"""
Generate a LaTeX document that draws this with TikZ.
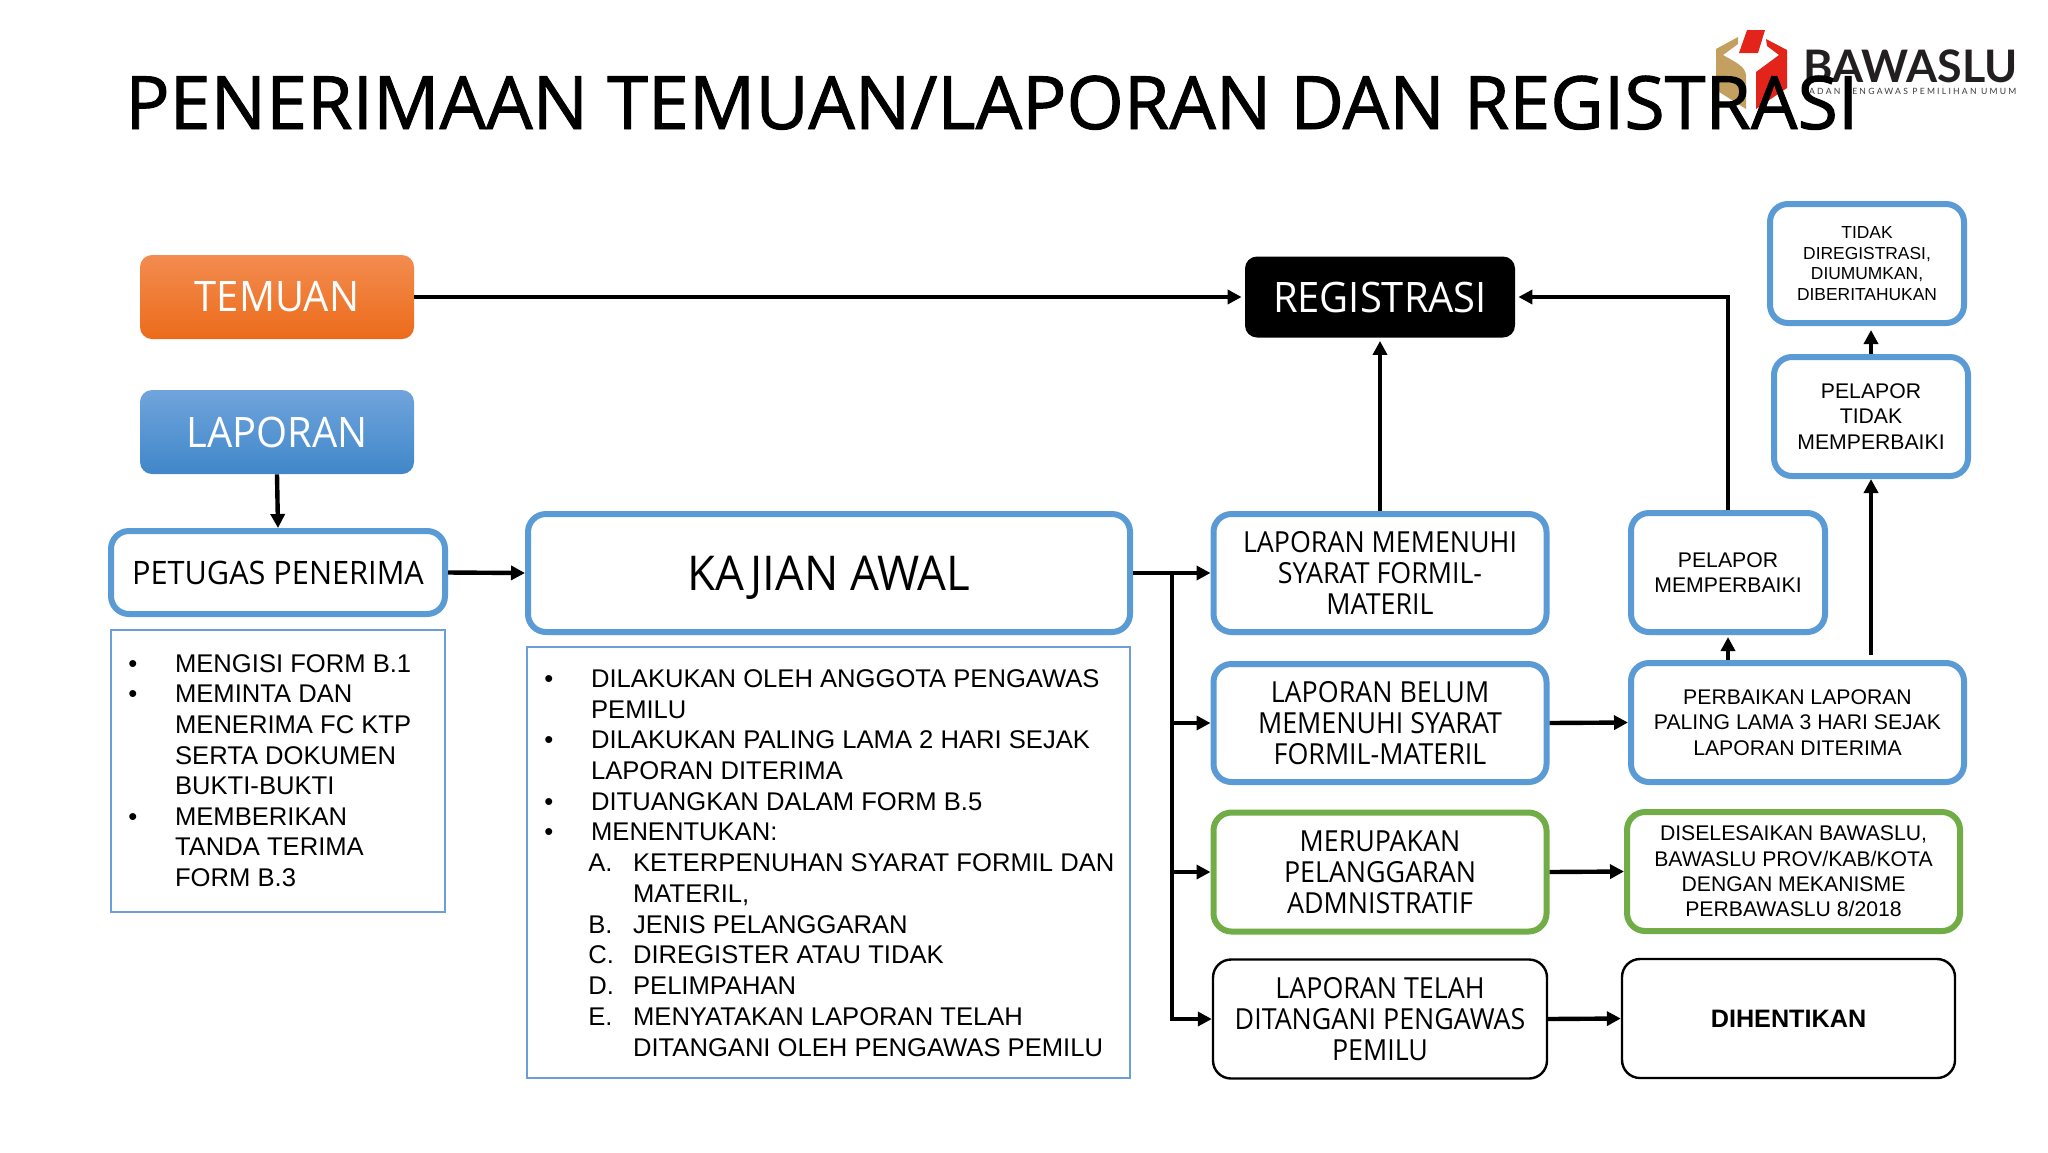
"""
"""
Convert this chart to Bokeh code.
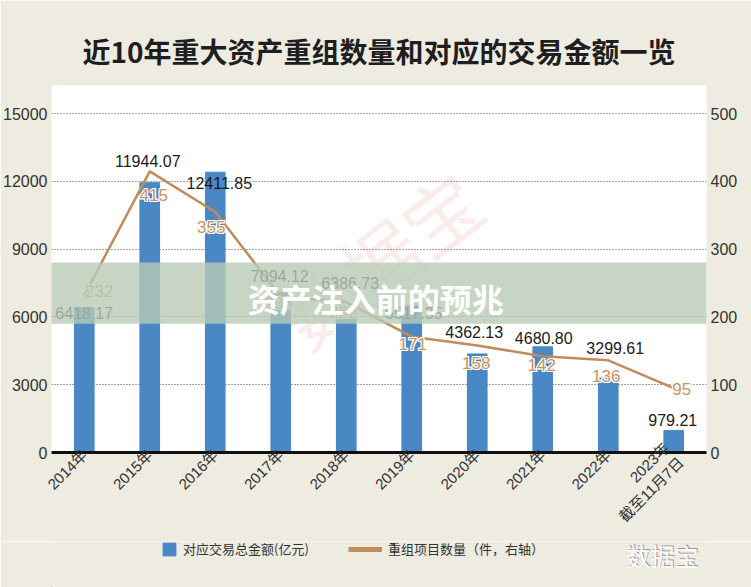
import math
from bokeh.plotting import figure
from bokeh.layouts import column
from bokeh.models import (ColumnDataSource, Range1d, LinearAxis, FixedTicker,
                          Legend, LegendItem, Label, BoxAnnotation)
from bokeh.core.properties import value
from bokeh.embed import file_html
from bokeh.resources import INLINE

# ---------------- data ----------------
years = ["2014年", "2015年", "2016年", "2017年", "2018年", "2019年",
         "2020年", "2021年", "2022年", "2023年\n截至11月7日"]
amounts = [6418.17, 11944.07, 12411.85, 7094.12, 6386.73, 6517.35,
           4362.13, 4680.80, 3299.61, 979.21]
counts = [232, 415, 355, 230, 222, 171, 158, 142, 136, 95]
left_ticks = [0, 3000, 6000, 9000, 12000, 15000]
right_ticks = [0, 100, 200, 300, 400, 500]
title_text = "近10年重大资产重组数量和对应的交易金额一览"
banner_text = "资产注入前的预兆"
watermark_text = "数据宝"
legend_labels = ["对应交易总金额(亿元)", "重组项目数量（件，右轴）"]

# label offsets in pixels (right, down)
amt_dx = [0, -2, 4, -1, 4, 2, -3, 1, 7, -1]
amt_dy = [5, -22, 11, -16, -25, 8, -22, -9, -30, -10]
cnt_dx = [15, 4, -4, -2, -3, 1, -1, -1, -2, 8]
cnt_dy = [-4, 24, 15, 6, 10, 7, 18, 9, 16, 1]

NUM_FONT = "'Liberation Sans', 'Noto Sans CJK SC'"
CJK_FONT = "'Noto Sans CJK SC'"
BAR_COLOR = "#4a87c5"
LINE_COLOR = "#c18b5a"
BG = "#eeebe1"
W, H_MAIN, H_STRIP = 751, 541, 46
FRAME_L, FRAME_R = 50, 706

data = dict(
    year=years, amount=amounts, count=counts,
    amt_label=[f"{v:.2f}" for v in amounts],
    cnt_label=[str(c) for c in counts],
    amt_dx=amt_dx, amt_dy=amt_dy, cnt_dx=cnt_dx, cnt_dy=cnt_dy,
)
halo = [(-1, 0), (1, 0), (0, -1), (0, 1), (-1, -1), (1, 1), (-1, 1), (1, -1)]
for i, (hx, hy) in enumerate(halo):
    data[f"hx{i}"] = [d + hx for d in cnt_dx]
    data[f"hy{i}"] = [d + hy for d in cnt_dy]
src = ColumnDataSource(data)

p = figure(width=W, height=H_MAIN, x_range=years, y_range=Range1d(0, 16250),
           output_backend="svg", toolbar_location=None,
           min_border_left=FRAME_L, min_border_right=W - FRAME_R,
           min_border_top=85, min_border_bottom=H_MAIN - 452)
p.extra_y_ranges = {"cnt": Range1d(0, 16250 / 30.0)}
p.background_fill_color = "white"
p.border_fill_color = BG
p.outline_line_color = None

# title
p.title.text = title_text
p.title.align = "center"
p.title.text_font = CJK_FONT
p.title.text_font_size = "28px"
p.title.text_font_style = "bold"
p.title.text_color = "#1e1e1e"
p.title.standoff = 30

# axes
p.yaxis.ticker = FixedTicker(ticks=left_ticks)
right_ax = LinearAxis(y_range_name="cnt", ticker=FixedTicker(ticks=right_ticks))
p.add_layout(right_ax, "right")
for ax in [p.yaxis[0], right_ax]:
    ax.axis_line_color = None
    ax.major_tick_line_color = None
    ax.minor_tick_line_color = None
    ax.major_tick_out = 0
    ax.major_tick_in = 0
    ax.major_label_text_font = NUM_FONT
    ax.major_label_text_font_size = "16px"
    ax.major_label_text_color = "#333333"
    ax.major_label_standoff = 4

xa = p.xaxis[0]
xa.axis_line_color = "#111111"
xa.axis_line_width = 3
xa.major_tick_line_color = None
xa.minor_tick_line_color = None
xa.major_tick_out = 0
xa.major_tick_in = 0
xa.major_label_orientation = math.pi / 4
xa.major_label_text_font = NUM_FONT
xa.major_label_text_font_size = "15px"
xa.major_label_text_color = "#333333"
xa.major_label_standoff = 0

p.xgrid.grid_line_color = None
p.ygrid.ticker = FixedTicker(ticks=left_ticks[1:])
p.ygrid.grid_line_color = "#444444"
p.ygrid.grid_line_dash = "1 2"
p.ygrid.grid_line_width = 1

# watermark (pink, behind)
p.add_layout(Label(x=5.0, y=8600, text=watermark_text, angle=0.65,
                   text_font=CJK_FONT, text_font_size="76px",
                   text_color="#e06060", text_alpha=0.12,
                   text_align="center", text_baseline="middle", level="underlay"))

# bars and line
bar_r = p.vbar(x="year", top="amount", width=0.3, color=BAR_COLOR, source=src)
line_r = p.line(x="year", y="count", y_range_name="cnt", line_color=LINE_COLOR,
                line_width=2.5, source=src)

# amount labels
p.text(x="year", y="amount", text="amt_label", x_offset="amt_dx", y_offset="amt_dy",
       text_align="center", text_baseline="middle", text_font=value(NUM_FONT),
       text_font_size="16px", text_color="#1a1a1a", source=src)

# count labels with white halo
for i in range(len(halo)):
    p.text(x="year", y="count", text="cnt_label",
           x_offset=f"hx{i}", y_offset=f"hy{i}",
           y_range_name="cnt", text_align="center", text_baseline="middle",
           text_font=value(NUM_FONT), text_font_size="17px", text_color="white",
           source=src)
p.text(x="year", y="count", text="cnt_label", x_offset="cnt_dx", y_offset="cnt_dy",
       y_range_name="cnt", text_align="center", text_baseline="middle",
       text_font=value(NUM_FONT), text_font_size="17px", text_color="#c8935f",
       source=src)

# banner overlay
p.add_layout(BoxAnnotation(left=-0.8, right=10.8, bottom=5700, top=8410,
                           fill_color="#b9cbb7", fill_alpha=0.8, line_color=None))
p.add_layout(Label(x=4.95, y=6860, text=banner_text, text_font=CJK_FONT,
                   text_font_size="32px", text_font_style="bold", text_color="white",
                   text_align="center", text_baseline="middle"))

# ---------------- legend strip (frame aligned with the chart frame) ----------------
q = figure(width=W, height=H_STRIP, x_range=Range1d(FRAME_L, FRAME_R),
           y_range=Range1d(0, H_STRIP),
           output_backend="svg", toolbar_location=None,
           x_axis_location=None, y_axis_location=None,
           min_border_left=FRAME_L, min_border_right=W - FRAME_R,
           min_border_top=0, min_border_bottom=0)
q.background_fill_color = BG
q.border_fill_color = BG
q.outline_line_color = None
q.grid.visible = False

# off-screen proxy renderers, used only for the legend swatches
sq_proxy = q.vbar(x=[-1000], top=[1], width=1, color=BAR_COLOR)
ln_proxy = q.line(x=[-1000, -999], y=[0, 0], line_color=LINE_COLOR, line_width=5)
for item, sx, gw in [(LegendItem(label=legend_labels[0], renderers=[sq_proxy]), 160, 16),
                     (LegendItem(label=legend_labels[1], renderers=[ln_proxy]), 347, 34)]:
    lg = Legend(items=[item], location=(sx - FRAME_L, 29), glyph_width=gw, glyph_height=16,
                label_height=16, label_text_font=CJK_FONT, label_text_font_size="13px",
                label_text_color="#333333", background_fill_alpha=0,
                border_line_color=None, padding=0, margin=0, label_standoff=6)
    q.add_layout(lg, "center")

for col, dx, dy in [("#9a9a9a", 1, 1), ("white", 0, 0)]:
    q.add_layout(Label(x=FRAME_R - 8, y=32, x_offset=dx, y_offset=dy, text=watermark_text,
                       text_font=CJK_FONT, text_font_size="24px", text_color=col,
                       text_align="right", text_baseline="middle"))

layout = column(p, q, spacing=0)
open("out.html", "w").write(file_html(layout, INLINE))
"""
== Problem ==
Drop the images and output only the lines from the one that contains "Convert this chart to Bokeh code." to the one that contains "FRAME_L, FRAME_R = 50, 706", both included.

== Output of the task ==
Convert this chart to Bokeh code.
import math
from bokeh.plotting import figure
from bokeh.layouts import column
from bokeh.models import (ColumnDataSource, Range1d, LinearAxis, FixedTicker,
                          Legend, LegendItem, Label, BoxAnnotation)
from bokeh.core.properties import value
from bokeh.embed import file_html
from bokeh.resources import INLINE

# ---------------- data ----------------
years = ["2014年", "2015年", "2016年", "2017年", "2018年", "2019年",
         "2020年", "2021年", "2022年", "2023年\n截至11月7日"]
amounts = [6418.17, 11944.07, 12411.85, 7094.12, 6386.73, 6517.35,
           4362.13, 4680.80, 3299.61, 979.21]
counts = [232, 415, 355, 230, 222, 171, 158, 142, 136, 95]
left_ticks = [0, 3000, 6000, 9000, 12000, 15000]
right_ticks = [0, 100, 200, 300, 400, 500]
title_text = "近10年重大资产重组数量和对应的交易金额一览"
banner_text = "资产注入前的预兆"
watermark_text = "数据宝"
legend_labels = ["对应交易总金额(亿元)", "重组项目数量（件，右轴）"]

# label offsets in pixels (right, down)
amt_dx = [0, -2, 4, -1, 4, 2, -3, 1, 7, -1]
amt_dy = [5, -22, 11, -16, -25, 8, -22, -9, -30, -10]
cnt_dx = [15, 4, -4, -2, -3, 1, -1, -1, -2, 8]
cnt_dy = [-4, 24, 15, 6, 10, 7, 18, 9, 16, 1]

NUM_FONT = "'Liberation Sans', 'Noto Sans CJK SC'"
CJK_FONT = "'Noto Sans CJK SC'"
BAR_COLOR = "#4a87c5"
LINE_COLOR = "#c18b5a"
BG = "#eeebe1"
W, H_MAIN, H_STRIP = 751, 541, 46
FRAME_L, FRAME_R = 50, 706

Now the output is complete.